What is required: Exactly the lines from the one containing "Output the web" through the one containing "const LEADER = '#6D6E71';" are to be returned, please, without any pictures.

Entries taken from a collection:
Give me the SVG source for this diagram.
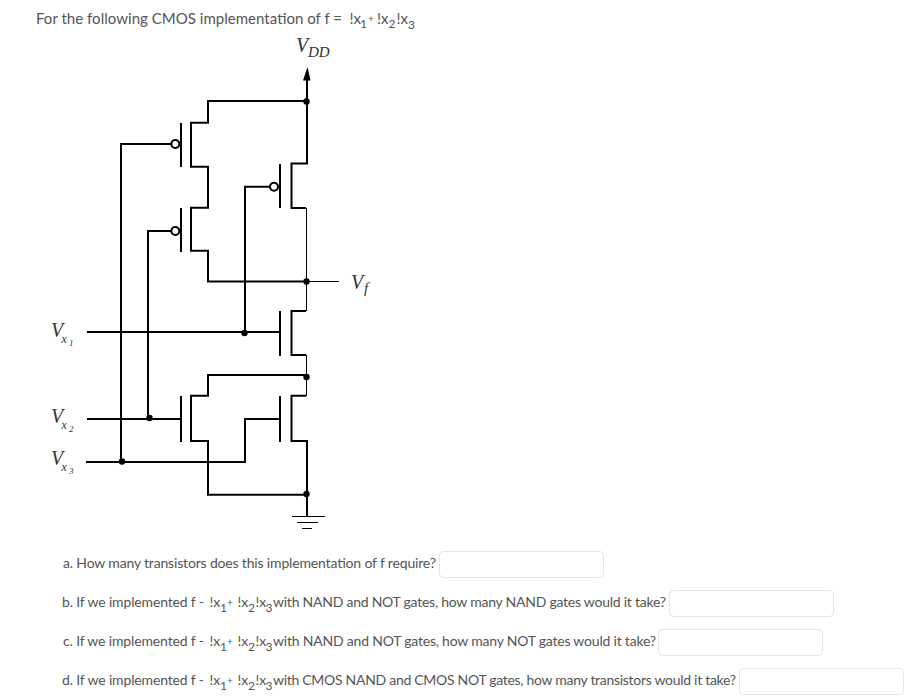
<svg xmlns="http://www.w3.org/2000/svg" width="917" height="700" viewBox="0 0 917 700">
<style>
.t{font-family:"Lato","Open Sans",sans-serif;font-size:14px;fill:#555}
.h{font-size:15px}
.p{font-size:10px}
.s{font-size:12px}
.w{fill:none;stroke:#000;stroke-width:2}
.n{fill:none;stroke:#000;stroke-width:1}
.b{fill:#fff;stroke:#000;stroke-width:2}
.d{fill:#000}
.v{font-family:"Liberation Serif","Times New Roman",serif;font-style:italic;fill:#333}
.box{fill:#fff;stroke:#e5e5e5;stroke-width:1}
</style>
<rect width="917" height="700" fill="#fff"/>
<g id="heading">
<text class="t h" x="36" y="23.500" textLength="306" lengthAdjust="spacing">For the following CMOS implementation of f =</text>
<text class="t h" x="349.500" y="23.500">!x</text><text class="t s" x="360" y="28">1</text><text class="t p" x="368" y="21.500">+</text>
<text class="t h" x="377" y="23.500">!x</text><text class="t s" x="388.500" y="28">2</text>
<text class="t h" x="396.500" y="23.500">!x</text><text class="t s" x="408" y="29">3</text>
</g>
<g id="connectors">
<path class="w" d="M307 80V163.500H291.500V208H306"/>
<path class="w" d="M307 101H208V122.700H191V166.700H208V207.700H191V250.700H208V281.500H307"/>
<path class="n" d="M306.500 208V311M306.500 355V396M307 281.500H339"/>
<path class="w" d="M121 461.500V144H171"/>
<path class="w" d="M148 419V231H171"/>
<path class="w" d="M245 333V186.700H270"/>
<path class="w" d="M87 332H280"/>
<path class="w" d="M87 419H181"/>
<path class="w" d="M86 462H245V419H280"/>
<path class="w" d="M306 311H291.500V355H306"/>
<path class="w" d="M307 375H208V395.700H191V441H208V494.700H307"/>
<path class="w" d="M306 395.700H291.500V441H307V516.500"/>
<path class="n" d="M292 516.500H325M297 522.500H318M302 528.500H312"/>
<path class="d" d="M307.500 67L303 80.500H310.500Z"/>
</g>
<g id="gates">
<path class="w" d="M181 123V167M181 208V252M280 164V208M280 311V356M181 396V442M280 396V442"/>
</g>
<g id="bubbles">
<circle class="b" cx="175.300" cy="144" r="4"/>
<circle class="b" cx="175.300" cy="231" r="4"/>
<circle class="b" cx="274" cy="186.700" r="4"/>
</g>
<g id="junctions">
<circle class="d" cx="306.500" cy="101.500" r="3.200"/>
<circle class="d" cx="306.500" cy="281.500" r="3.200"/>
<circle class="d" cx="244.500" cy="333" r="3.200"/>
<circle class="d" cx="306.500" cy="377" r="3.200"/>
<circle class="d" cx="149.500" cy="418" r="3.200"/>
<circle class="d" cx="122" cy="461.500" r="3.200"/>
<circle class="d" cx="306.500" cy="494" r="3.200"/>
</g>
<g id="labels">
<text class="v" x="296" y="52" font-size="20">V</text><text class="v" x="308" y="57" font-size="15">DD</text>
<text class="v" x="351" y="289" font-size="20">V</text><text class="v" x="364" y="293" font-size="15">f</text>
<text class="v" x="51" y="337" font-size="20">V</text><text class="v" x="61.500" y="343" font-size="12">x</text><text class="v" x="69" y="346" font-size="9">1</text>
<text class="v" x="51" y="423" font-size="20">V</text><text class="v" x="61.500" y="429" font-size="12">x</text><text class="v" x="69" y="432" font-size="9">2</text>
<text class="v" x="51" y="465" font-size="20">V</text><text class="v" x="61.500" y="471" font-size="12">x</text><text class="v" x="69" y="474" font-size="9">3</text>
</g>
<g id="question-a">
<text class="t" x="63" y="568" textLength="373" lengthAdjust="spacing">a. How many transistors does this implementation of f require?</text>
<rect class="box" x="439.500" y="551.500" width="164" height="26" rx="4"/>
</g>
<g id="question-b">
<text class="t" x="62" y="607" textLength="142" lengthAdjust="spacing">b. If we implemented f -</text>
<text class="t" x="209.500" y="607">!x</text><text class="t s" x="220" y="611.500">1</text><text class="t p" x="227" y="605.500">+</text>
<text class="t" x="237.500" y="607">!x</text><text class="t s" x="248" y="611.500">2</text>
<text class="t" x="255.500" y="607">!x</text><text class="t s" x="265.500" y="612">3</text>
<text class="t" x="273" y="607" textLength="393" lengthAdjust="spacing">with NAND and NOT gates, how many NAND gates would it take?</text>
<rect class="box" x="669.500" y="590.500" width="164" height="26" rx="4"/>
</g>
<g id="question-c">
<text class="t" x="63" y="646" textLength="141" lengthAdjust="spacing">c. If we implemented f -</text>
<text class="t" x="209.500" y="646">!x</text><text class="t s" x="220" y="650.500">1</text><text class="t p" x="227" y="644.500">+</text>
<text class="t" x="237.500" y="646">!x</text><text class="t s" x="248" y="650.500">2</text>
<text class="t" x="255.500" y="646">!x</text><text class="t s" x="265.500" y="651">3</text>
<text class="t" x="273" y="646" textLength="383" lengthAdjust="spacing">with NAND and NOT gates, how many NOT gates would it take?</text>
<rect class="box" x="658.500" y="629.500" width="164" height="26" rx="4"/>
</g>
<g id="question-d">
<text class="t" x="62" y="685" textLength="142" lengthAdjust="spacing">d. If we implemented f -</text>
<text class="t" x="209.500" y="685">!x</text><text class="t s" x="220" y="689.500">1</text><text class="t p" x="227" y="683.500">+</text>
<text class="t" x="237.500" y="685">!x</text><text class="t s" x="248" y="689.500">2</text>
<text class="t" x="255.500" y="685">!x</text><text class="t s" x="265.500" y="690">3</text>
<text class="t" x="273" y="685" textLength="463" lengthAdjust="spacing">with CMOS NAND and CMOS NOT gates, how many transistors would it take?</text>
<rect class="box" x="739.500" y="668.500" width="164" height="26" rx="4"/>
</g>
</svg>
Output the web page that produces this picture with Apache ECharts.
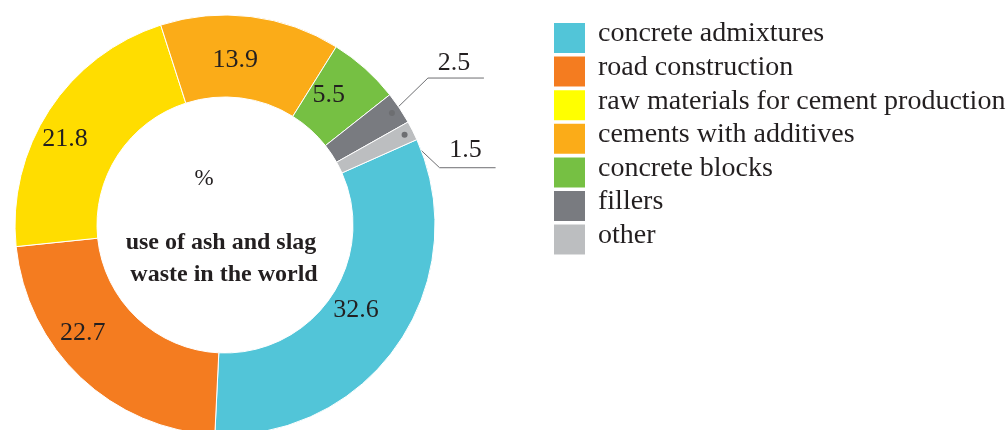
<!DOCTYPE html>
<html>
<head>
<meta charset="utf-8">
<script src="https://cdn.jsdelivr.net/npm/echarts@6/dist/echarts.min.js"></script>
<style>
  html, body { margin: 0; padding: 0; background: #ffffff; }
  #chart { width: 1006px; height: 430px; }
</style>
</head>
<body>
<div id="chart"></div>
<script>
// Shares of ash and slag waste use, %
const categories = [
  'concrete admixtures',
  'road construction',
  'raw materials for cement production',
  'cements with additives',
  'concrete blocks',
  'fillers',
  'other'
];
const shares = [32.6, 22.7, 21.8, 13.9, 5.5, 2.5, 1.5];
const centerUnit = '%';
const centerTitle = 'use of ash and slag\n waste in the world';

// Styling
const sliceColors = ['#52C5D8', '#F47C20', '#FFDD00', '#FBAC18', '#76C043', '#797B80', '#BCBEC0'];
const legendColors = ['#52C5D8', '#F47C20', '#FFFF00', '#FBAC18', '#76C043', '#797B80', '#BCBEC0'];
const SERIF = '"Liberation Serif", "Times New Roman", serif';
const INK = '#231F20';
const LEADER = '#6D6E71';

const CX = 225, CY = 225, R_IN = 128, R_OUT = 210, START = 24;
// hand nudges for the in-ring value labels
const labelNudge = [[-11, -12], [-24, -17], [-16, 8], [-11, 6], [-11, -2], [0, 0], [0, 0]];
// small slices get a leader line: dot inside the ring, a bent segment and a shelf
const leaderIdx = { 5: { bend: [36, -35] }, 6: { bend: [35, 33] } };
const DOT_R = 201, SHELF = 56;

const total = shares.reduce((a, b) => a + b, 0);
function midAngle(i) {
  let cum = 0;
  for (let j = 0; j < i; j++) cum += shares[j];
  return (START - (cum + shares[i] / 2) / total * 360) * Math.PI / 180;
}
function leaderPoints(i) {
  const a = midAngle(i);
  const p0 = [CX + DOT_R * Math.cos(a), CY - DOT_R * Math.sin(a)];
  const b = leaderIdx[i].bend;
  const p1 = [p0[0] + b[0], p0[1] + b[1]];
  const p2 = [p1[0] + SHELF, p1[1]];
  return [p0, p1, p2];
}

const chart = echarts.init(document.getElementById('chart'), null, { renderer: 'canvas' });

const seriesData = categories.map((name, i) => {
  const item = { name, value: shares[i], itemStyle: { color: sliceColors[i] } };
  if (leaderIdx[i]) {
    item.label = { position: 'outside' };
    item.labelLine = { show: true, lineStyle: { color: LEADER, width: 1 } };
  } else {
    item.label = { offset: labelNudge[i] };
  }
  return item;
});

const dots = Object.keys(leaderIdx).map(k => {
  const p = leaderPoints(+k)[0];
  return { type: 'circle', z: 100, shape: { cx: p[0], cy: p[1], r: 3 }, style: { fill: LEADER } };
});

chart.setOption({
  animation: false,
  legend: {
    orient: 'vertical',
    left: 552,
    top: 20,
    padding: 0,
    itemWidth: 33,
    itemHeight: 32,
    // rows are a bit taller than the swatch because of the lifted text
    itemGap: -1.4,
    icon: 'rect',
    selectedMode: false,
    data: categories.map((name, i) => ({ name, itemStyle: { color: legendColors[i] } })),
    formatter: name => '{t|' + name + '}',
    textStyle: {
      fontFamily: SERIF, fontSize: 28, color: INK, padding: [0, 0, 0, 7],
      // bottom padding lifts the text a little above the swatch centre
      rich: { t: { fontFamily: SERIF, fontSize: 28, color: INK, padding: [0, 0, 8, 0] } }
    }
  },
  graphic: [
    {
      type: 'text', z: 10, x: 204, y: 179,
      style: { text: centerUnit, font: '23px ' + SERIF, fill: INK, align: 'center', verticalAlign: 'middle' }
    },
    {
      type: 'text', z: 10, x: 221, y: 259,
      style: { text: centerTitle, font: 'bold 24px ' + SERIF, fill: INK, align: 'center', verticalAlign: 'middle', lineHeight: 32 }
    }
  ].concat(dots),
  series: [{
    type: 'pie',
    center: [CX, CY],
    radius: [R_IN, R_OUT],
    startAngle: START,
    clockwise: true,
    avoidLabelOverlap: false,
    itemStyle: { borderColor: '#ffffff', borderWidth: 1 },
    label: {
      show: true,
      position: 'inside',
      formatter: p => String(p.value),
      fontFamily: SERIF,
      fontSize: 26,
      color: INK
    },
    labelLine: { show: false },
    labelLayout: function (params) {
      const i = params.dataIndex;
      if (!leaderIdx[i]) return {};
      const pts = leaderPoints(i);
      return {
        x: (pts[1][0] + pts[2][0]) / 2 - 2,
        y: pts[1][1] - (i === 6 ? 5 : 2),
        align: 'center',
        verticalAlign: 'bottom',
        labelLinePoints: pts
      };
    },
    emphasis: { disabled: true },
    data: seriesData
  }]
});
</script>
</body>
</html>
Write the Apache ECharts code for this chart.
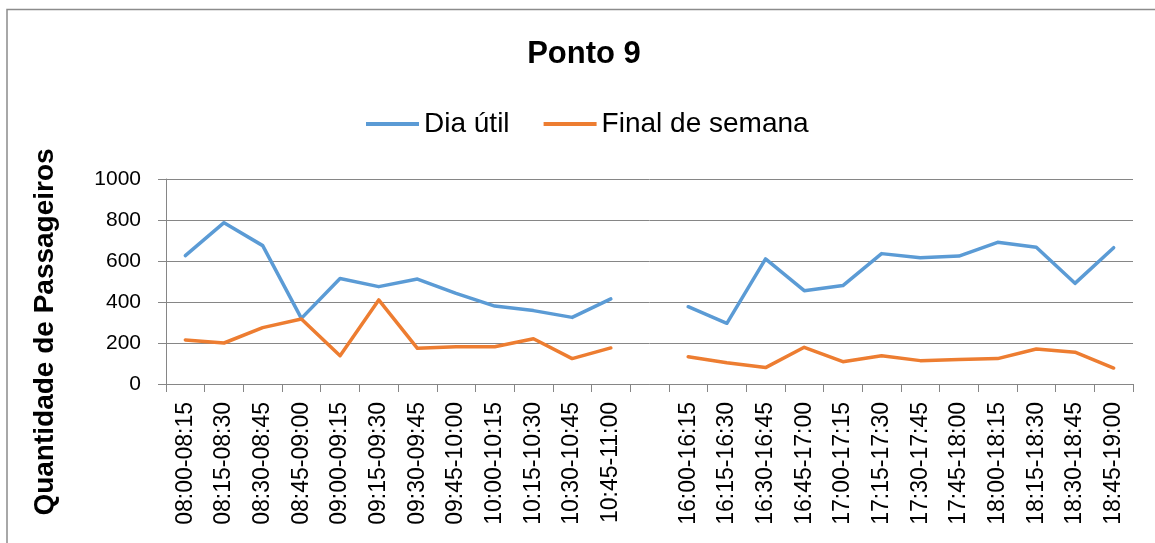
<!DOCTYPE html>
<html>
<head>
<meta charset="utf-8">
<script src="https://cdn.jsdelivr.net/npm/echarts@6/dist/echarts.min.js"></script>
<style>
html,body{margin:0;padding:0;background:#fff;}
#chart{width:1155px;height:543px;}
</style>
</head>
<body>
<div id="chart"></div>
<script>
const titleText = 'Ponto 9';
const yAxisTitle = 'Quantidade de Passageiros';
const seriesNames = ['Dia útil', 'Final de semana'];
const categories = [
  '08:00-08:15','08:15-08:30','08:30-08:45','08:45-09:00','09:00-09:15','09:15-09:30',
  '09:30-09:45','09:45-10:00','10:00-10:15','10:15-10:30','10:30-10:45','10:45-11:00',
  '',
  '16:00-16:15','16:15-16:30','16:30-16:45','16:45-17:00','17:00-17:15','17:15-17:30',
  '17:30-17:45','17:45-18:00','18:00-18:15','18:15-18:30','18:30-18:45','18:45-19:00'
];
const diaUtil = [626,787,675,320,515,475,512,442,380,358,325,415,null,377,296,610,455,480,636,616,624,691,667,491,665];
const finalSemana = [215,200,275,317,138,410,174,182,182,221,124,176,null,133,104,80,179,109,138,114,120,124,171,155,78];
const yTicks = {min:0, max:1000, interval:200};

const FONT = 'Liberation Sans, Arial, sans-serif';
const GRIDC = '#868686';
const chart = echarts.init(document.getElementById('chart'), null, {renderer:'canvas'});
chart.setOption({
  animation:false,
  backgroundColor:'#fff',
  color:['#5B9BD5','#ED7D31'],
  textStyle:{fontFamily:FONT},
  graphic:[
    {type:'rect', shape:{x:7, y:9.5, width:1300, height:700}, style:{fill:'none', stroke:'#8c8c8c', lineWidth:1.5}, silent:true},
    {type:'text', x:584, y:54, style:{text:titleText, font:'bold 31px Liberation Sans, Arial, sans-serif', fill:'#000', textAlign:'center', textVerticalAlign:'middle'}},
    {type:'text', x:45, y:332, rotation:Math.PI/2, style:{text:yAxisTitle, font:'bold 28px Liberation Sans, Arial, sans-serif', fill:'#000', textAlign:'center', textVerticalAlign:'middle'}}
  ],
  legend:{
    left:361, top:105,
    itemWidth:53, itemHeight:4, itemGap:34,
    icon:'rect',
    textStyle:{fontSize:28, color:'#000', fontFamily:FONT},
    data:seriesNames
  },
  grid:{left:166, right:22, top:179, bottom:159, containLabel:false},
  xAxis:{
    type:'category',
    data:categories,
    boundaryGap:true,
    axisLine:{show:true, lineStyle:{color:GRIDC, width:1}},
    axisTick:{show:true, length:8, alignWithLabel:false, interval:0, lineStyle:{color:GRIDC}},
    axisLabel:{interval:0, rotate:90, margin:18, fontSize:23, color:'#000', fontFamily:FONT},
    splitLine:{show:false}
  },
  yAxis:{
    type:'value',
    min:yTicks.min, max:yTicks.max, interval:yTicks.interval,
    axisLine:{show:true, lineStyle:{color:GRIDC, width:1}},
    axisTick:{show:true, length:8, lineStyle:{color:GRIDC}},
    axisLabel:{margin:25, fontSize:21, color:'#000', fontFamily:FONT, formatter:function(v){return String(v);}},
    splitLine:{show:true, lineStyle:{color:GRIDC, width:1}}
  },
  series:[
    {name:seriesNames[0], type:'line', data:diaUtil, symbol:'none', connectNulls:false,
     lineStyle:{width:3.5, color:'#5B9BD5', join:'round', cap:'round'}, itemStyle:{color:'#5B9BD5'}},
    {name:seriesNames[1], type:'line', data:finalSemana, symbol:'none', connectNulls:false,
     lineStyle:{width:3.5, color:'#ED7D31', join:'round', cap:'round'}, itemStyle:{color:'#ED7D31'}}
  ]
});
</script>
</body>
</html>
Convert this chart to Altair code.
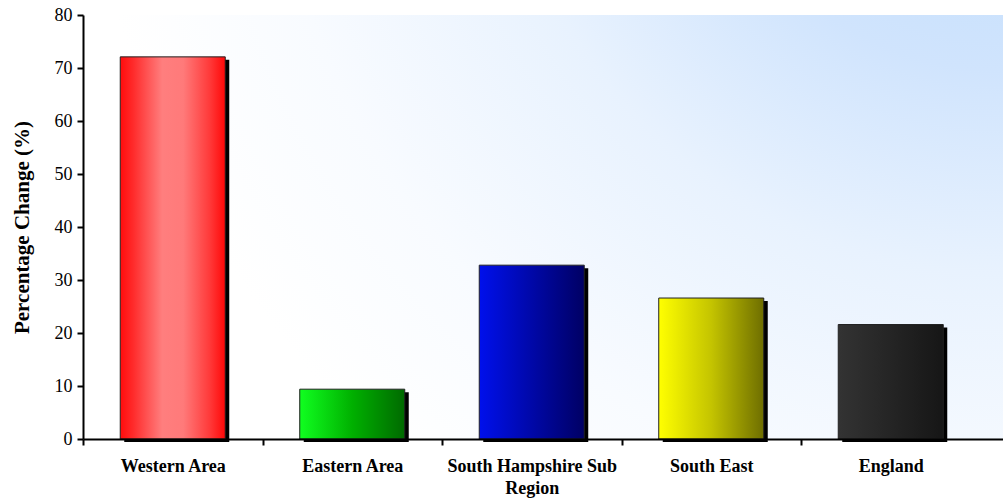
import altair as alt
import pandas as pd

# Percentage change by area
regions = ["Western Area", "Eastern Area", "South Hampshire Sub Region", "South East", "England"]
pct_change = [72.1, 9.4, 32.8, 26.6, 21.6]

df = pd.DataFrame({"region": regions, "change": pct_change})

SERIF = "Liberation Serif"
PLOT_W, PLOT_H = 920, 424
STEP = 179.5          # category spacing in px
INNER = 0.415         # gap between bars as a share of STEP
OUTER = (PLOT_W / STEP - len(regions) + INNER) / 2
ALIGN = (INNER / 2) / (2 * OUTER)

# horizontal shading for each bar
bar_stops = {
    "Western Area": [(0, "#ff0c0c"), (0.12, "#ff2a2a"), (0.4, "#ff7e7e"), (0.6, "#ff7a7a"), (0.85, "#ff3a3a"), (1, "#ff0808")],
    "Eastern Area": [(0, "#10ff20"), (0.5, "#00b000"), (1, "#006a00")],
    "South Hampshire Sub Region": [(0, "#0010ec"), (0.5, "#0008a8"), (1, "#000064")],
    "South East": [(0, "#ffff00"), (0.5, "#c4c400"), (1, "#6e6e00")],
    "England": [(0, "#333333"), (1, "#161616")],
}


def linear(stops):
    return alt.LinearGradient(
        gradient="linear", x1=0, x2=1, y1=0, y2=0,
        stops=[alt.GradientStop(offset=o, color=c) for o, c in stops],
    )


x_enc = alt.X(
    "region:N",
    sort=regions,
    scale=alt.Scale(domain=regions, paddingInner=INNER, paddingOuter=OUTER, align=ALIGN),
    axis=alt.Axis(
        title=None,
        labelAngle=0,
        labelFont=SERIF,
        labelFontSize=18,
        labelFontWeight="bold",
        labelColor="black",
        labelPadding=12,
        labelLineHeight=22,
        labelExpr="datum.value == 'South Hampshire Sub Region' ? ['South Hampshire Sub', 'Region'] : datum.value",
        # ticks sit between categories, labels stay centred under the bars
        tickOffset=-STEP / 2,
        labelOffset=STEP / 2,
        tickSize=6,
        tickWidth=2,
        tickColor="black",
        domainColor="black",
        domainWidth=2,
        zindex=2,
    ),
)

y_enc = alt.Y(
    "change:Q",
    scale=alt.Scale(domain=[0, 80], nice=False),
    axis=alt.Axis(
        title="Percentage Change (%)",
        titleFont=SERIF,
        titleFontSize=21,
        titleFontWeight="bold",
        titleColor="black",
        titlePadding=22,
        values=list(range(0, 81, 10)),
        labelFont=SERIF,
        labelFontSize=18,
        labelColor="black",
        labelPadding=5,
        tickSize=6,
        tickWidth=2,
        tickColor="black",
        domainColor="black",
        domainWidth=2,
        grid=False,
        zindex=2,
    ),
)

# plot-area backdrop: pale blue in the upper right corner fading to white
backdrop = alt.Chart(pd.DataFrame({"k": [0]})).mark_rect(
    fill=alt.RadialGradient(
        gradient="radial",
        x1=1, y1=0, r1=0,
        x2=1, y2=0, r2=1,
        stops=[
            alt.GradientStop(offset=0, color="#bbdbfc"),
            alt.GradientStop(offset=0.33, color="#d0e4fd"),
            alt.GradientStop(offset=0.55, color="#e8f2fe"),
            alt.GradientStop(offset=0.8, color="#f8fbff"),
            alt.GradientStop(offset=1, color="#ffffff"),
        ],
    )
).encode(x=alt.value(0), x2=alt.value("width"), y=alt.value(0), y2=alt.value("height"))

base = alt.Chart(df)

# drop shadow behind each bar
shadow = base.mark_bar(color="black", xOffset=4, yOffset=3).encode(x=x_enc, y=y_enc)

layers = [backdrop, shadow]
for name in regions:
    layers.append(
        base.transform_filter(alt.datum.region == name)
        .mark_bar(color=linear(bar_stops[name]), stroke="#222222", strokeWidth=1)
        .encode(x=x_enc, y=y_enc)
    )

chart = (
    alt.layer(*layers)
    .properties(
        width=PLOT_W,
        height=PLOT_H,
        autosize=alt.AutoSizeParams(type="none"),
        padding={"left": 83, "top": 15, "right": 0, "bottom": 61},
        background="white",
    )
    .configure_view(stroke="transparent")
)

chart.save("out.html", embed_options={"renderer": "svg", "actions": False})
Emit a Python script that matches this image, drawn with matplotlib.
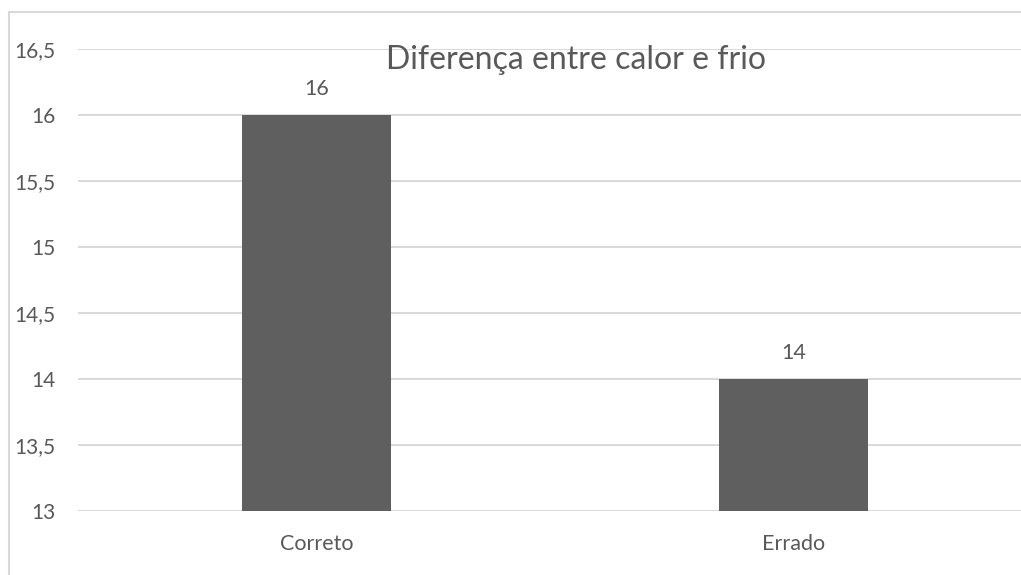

Expected answer:
Output the web page that produces this picture with Apache ECharts.
<!DOCTYPE html>
<html>
<head>
<meta charset="utf-8">
<script src="https://cdn.jsdelivr.net/npm/echarts@6/dist/echarts.min.js"></script>
<style>
  html, body { margin: 0; padding: 0; background: #ffffff; }
  #chart { width: 1006px; height: 430px; }
</style>
</head>
<body>
<div id="chart"></div>
<script>
// Shares of ash and slag waste use, %
const categories = [
  'concrete admixtures',
  'road construction',
  'raw materials for cement production',
  'cements with additives',
  'concrete blocks',
  'fillers',
  'other'
];
const shares = [32.6, 22.7, 21.8, 13.9, 5.5, 2.5, 1.5];
const centerUnit = '%';
const centerTitle = 'use of ash and slag\n waste in the world';

// Styling
const sliceColors = ['#52C5D8', '#F47C20', '#FFDD00', '#FBAC18', '#76C043', '#797B80', '#BCBEC0'];
const legendColors = ['#52C5D8', '#F47C20', '#FFFF00', '#FBAC18', '#76C043', '#797B80', '#BCBEC0'];
const SERIF = '"Liberation Serif", "Times New Roman", serif';
const INK = '#231F20';
const LEADER = '#6D6E71';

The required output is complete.